On the road to Isandlwana
The Anglo-Zulu wars are not something I knew of before, or learnt about at school for that matter.
We learnt mainly about the Great Trek of the Voortrekkers and a little about the Anglo-Boer war.
I have read that our minister of education is planning to include more African history in our school curriculum and I think that it will be a good thing, unless the pendulum is just swinging all the way to the other extreme by not including the history of all the peoples in South Africa (Afrikaner, English, Zulu, San, Xhosa... so many to mention!)
So on our way down to the coast, we decided to follow a route in this book of ours:
The Anglo-Zulu Battlefields route.
In the book it consists of 3 days, but we only managed to do the first day.

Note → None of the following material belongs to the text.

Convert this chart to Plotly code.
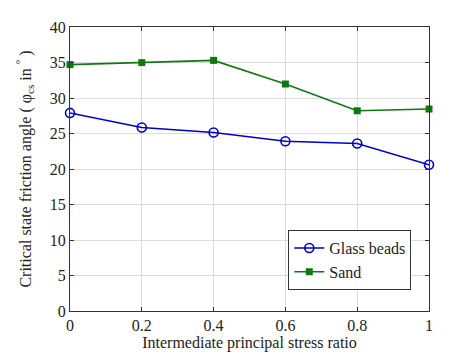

Our first stop was the battlefield of Isandlwana.
The battlefield at Isandlwana - the white rocks are strewn far and wide around this hill and mark the places where the British fell. |
Apparently the British gave the Zulu-king Cetshwayo an ultimatum to disband his army. The Zulu king obviously did not comply with this ultimatum and the British forces moved in against the Zulus.
The Buffalo River |
At Isandlwana they met their match and the Zulus won the battle. The British who survived fled through the Buffalo River to Rorke's Drift and the Zulus followed them.
Rorke's Drift |
Charma explains (in Afrikaans) all the displays in the museum at Rorke's Drift :-)
We walked all the way up the hill that overlooks Rorke's Drift -
We never knew that Zululand was such a vast and beautiful place. When I asked the lady at the Information Centre what the war was about - she smirked and said: "Land - they wanted our land. It has always been about land here."
How sad and true. South Africa seems to be unable to move beyond the land issue. Here in Kwazulu Natal, where there is an abundance of it (or so it seems) the issue still remains.